Pombos Canalhas (uma filosofia sobre altura, fezes e poder)

Prosa Poética | Carlos Roberto Ribeiro
Publicado em 16 de Maio de 2025 ás 09h 45min

Há um fio entre o céu e o chão. Literal. Um cabo de energia que corta a paisagem como se dividisse o mundo em dois: o que rasteja e o que sobrevoa.

 

É nesse fio que eles se reúnem.

Os pombos.

Imóveis, mas não inertes.

Silenciosos, mas em plena assembleia.

Eles observam tudo — e nos ignoram ao mesmo tempo. Há algo de aristocrático neles, como se tivessem compreendido um segredo do mundo que nós, humanos de asfalto, esquecemos.

 

Outro dia, durante minha caminhada matinal, no alto da Ilha Porchat, ouvi.

Não com os ouvidos. Com aquele tipo de escuta que só se abre quando o corpo caminha e a mente paira.

Percebi que não eram apenas pássaros.

Eram juízes.

Eram meninos travessos.

Eram filósofos decadentes, jogando granadas brancas no tecido social.

 

Riam, zombavam, disputavam alvos.

Pombos jovens, talvez. Pombos velhos, talvez também.

Mistura de inocência e estratégia. De natureza e crueldade.

 

— A vida é uma mira, dizia um deles, e só quem erra sabe o quanto dói ser visto.

— Escolham bem os alvos. Nem todo humano merece o peso das nossas vísceras.

 

Uma senhora passou.

E os canalhas se calaram.

Um deles abriu as asas como se fosse um gesto de honra.

Não lançaram nada.

Respeitaram sua lentidão, seu véu branco de cabelos.

Estranho código de ética, pensei.

 

E então compreendi:

eles também têm suas regras.

O caos nunca é tão caótico quanto parece.
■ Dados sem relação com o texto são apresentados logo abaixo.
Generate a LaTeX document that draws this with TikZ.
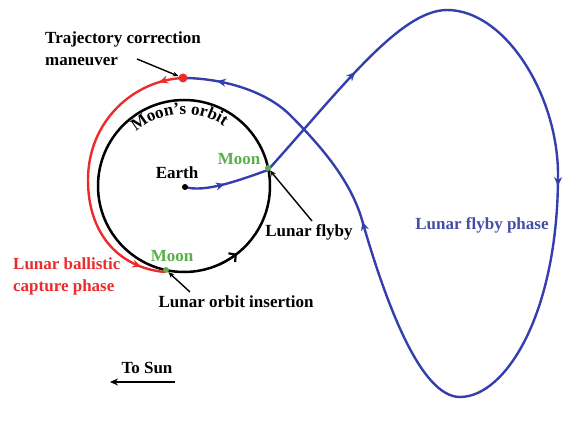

Até na sujeira, há escolhas.

 

Quantas vezes nós, criaturas de chão, também lançamos nossos excrementos — mas invisíveis: julgamentos, indiferenças, pressas, ironias, pequenas mortes em forma de palavras?
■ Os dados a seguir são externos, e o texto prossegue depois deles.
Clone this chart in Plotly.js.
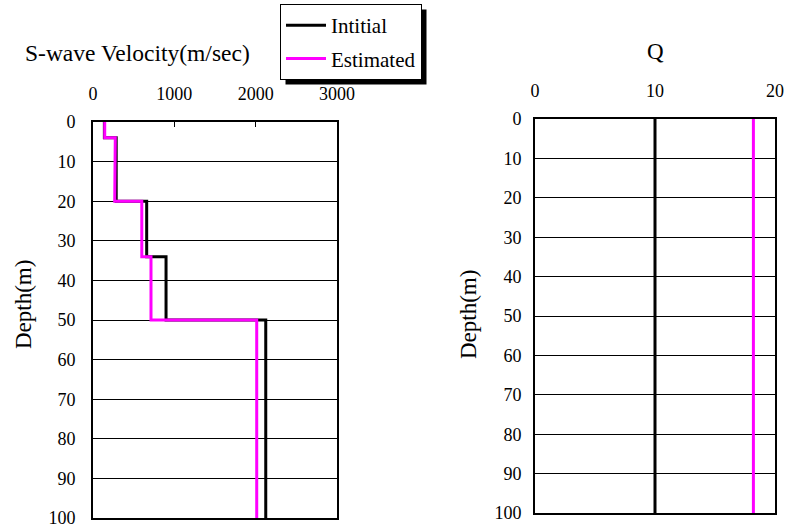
<!DOCTYPE html>
<html>
<head>
<meta charset="utf-8">
<script src="https://cdn.plot.ly/plotly-3.0.1.min.js"></script>
<style>html,body{margin:0;padding:0;background:#fff;}#chart{width:786px;height:531px;}</style>
</head>
<body>
<div id="chart"></div>
<script>
// Layer tops (m) and bottom of the model
var maxDepth = 100;
var initLayerTops = [0, 4, 20, 34, 50];
var initVs = [140, 285, 660, 898, 2124];
var estLayerTops = [0, 4, 10, 20, 34, 50];
var estVs = [144, 274, 267, 600, 713, 2013];
var qLayerTops = [0, 4, 10, 20, 34, 50];
var initQ = [10, 10, 10, 10, 10, 10];
var estQ = [18.2, 18.2, 18.2, 18.2, 18.2, 18.2];
var vsTicks = [0, 1000, 2000, 3000];
var qTicks = [0, 10, 20];
var depthTicks = [0, 10, 20, 30, 40, 50, 60, 70, 80, 90, 100];

function stepProfile(tops, vals) {
  var xs = [], ys = [];
  for (var i = 0; i < tops.length; i++) {
    var bottom = (i + 1 < tops.length) ? tops[i + 1] : maxDepth;
    xs.push(vals[i]); ys.push(tops[i]);
    xs.push(vals[i]); ys.push(bottom);
  }
  return {x: xs, y: ys};
}

var sInit = stepProfile(initLayerTops, initVs);
var sEst = stepProfile(estLayerTops, estVs);
var qInit = stepProfile(qLayerTops, initQ);
var qEst = stepProfile(qLayerTops, estQ);

var FONT = '"Liberation Serif", "Times New Roman", "DejaVu Serif", serif';
var black = '#000000', magenta = '#FF00FF';

var traces = [
  {x: sInit.x, y: sInit.y, xaxis: 'x', yaxis: 'y', mode: 'lines', name: 'Intitial',
   line: {color: black, width: 3}, legendgroup: 'a'},
  {x: sEst.x, y: sEst.y, xaxis: 'x', yaxis: 'y', mode: 'lines', name: 'Estimated',
   line: {color: magenta, width: 3}, legendgroup: 'b'},
  {x: qInit.x, y: qInit.y, xaxis: 'x2', yaxis: 'y2', mode: 'lines', name: 'Intitial',
   line: {color: black, width: 3}, showlegend: false},
  {x: qEst.x, y: qEst.y, xaxis: 'x2', yaxis: 'y2', mode: 'lines', name: 'Estimated',
   line: {color: magenta, width: 3}, showlegend: false}
];

function xAx(domain, range, ticks, anchor) {
  return {domain: domain, range: range, side: 'top', anchor: anchor,
    tickvals: ticks, ticktext: ticks.map(String), ticks: 'inside', ticklen: 5, tickcolor: black,
    showline: true, mirror: true, linecolor: black, linewidth: 2, showgrid: false, zeroline: false,
    ticklabelstandoff: 13, tickfont: {family: FONT, size: 18, color: black}, fixedrange: true};
}
function yAx(domain, anchor, standoff) {
  return {domain: domain, range: [maxDepth, 0], anchor: anchor,
    tickvals: depthTicks, ticktext: depthTicks.map(String), ticks: 'inside', ticklen: 6, tickcolor: black,
    showline: true, mirror: true, linecolor: black, linewidth: 2,
    showgrid: true, gridcolor: black, gridwidth: 1, zeroline: false,
    ticklabelstandoff: standoff, tickfont: {family: FONT, size: 18, color: black}, fixedrange: true};
}

var W = 786, H = 531;
function px(x) { return x / W; }
function py(y) { return 1 - y / H; }

var layout = {
  width: W, height: H,
  margin: {l: 0, r: 0, t: 0, b: 0},
  paper_bgcolor: '#fff', plot_bgcolor: '#fff',
  font: {family: FONT, color: black},
  showlegend: true,
  xaxis: xAx([px(93), px(337)], [0, 3000], vsTicks, 'y'),
  yaxis: yAx([py(518), py(122)], 'x', 12),
  xaxis2: xAx([px(535), px(775)], [0, 20], qTicks, 'y2'),
  yaxis2: yAx([py(513), py(119)], 'x2', 8),
  legend: {x: px(280), y: py(4), xanchor: 'left', yanchor: 'top',
    bgcolor: '#fff', bordercolor: black, borderwidth: 1,
    font: {family: FONT, size: 21, color: black}, tracegroupgap: 3, itemwidth: 40},
  shapes: [],
  annotations: [
    {text: 'S-wave Velocity(m/sec)', xref: 'paper', yref: 'paper', x: px(23), y: py(53),
     xanchor: 'left', yanchor: 'middle', showarrow: false, font: {family: FONT, size: 23.5, color: black}},
    {text: 'Q', xref: 'paper', yref: 'paper', x: px(655), y: py(51),
     xanchor: 'center', yanchor: 'middle', showarrow: false, font: {family: FONT, size: 23, color: black}},
    {text: 'Depth(m)', xref: 'paper', yref: 'paper', x: px(23), y: py(305), textangle: -90,
     xanchor: 'center', yanchor: 'middle', showarrow: false, font: {family: FONT, size: 23, color: black}},
    {text: 'Depth(m)', xref: 'paper', yref: 'paper', x: px(468), y: py(315), textangle: -90,
     xanchor: 'center', yanchor: 'middle', showarrow: false, font: {family: FONT, size: 23, color: black}}
  ]
};

var gd = document.getElementById('chart');
Plotly.newPlot(gd, traces, layout, {displayModeBar: false, staticPlot: true}).then(function () {
  // Drop shadow behind the legend box, sized from the rendered legend
  var bg = gd.querySelector('.legend rect.bg');
  if (!bg) return;
  var r = bg.getBoundingClientRect();
  var c = gd.getBoundingClientRect();
  var L = r.left - c.left, T = r.top - c.top, R = r.right - c.left, B = r.bottom - c.top;
  var off = 5;
  return Plotly.relayout(gd, {shapes: [
    {type: 'rect', xref: 'paper', yref: 'paper', x0: px(L + off), x1: px(R + off),
     y0: py(B + off), y1: py(T + off), fillcolor: black, line: {width: 0}, layer: 'below'}
  ]});
});
</script>
</body>
</html>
Quantos alvos acertamos todos os dias, sem mirar?

 

Os pombos, ao menos, não disfarçam.

Estão lá, altos, sujos, e autênticos.

Assumem a autoria de cada bomba lançada.

Nós não.

 

E ainda que me passem ileso por ora, sei:

um dia serei escolhido.

E talvez mereça.

Não pelo que fiz. Mas por tudo que ignorei quando achava que caminhava sozinho sob fios vazios.